On the reductions of certain two-dimensional crystabelline representations

Abstract

Crystabelline representations are representations of the absolute Galois group \(\smash {G_{\mathbb {Q}_p}}\) over \(\smash {\smash {\overline{\mathbb {Q}}_p}}\) that become crystalline on \(\smash {G_{F}}\) for some abelian extension \(\smash {F/\mathbb {Q}_p}\). Their relation to modular forms is that the representation associated with a finite slope newform of level divisible by \(\smash {p^2}\) is crystabelline. In this article, we study the connection between the slopes of two-dimensional crystabelline representations and the reducibility of their modulo \(\smash {p}\) reductions.
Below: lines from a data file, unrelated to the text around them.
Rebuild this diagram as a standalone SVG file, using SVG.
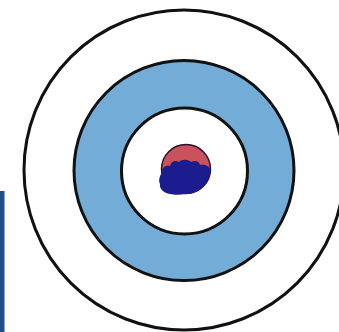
<svg xmlns="http://www.w3.org/2000/svg" width="339" height="332" viewBox="0 0 339 332">
<style>
.ring{stroke:#111;stroke-width:3}
</style>
<rect width="339" height="332" fill="#fff"/>
<g id="target">
<circle class="ring" cx="184" cy="170" r="160" fill="#fff"/>
<circle class="ring" cx="184" cy="170.5" r="110" fill="#74acd8"/>
<circle class="ring" cx="184.5" cy="171" r="63" fill="#fff"/>
</g>
<g id="bullseye">
<circle cx="186" cy="169" r="24.5" fill="#c9525c" stroke="#2a1030" stroke-width="1.5"/>
<path d="M162,172 C162,167 166,165 170,166 C171,161 176,160 179,162 C182,159 188,159 191,162 C195,160 199,161 200,165 C204,164 209,165 210.5,170 C210,183 200,194 186,194 C180,195 174,195 170,194 C164,193 159,189 160,184 C158,180 160,176 162,172 Z" fill="#1c1c8e"/>
</g>
<rect id="sidebar" x="0" y="191" width="4.5" height="141" fill="#1f4d8a"/>
</svg>
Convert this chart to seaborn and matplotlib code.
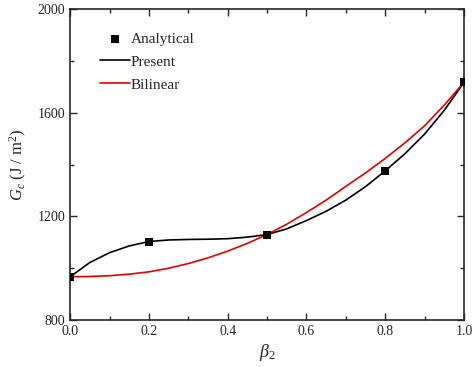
import numpy as np
import pandas as pd
import matplotlib
matplotlib.use("Agg")
import matplotlib.pyplot as plt
from matplotlib.ticker import MultipleLocator
import seaborn as sns

# data
beta = [0.0, 0.05, 0.1, 0.15, 0.2, 0.25, 0.3, 0.35, 0.4, 0.45, 0.5,
        0.55, 0.6, 0.65, 0.7, 0.75, 0.8, 0.85, 0.9, 0.95, 1.0]
present = [967, 1022, 1060, 1086, 1103, 1109, 1111, 1112, 1114, 1120, 1130,
           1152, 1184, 1220, 1263, 1315, 1376, 1442, 1518, 1610, 1718]
bilinear = [967, 968, 971, 977, 986, 1000, 1018, 1040, 1066, 1096, 1130,
            1170, 1215, 1263, 1316, 1368, 1424, 1484, 1550, 1630, 1718]
beta_ana = [0.0, 0.2, 0.5, 0.8, 1.0]
analytical = [967, 1103, 1130, 1376, 1718]

sns.set_style("ticks")
plt.rcParams['font.family'] = ['Liberation Serif', 'DejaVu Serif']
plt.rcParams['mathtext.fontset'] = 'custom'
plt.rcParams['mathtext.rm'] = 'Liberation Serif'
plt.rcParams['mathtext.it'] = 'Liberation Serif:italic'

df = pd.DataFrame({"beta": beta, "Present": present, "Bilinear": bilinear})
df_ana = pd.DataFrame({"beta": beta_ana, "Analytical": analytical})

fig = plt.figure(figsize=(4.74, 3.67), dpi=100)
ax = fig.add_axes([0.148, 0.128, 0.831, 0.847])

sns.scatterplot(data=df_ana, x="beta", y="Analytical", ax=ax, marker="s",
                s=36, color="black", edgecolor="black", linewidth=0,
                label="Analytical", zorder=3)
sns.lineplot(data=df, x="beta", y="Present", ax=ax, color="black",
             linewidth=1.2, label="Present")
sns.lineplot(data=df, x="beta", y="Bilinear", ax=ax, color="#e00000",
             linewidth=1.2, label="Bilinear")

ax.set_xlim(0, 1.0)
ax.set_ylim(800, 2000)
ax.xaxis.set_major_locator(MultipleLocator(0.2))
ax.xaxis.set_minor_locator(MultipleLocator(0.1))
ax.yaxis.set_major_locator(MultipleLocator(400))
ax.yaxis.set_minor_locator(MultipleLocator(200))
ax.tick_params(which="both", direction="in", top=True, right=True, labelsize=10)
ax.tick_params(which="major", length=5, width=1)
ax.tick_params(which="minor", length=3, width=1)
for s in ax.spines.values():
    s.set_linewidth(1.2)

ax.set_xlabel(r"$\beta_2$", fontsize=13, labelpad=3)
ax.set_ylabel(r"$G_c$ (J / m$^2$)", fontsize=12, labelpad=6)

ax.legend(loc="upper left", bbox_to_anchor=(0.04, 0.97), frameon=False,
          fontsize=11, handlelength=2.0, handletextpad=0.05, labelspacing=0.6)

fig.savefig("out.png", dpi=100)
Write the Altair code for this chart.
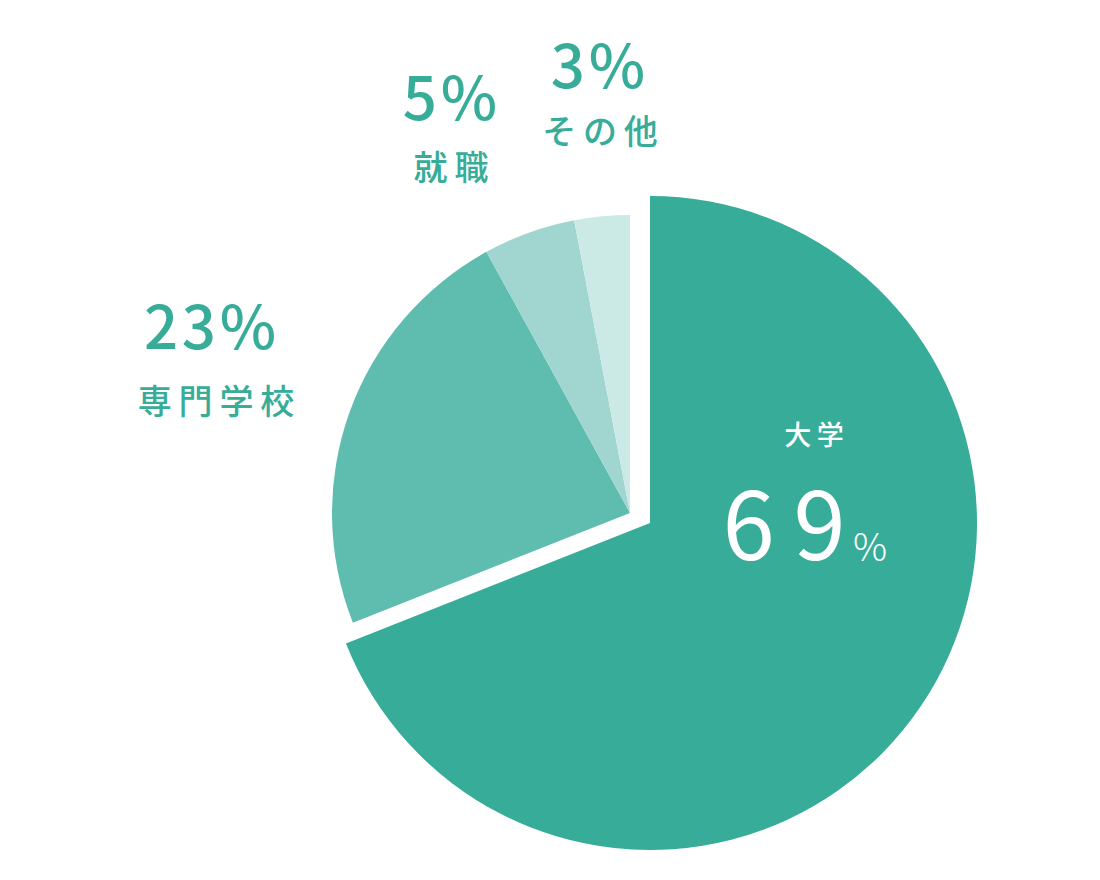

This question is inspired by a theorem by Buzzard and Kilford which implies that the slopes on the boundary of the \(\smash {2}\)-adic eigencurve of tame level \(\smash {1}\) are integers (and in arithmetic progression); an analogous theorem by Roe which says that the same is true for the \(\smash {3}\)-adic eigencurve; Coleman’s halo conjecture and the ghost conjecture which give predictions about the slopes on the \(\smash {p}\)-adic eigencurve of general tame level; and Hodge theoretic conjectures by Breuil, Buzzard, Emerton, and Gee which indicate that there is a connection between all of these and the slopes of two-dimensional crystabelline representations whose reductions modulo \(\smash {p}\) are reducible. We prove that the reductions of certain two-dimensional crystabelline representations with slopes in \(\smash {(0,\frac{p-1}{2})\backslash \mathbb {Z}}\) are usually irreducible, with the exception of a small region where the slopes are half-integers and reducible representations do occur.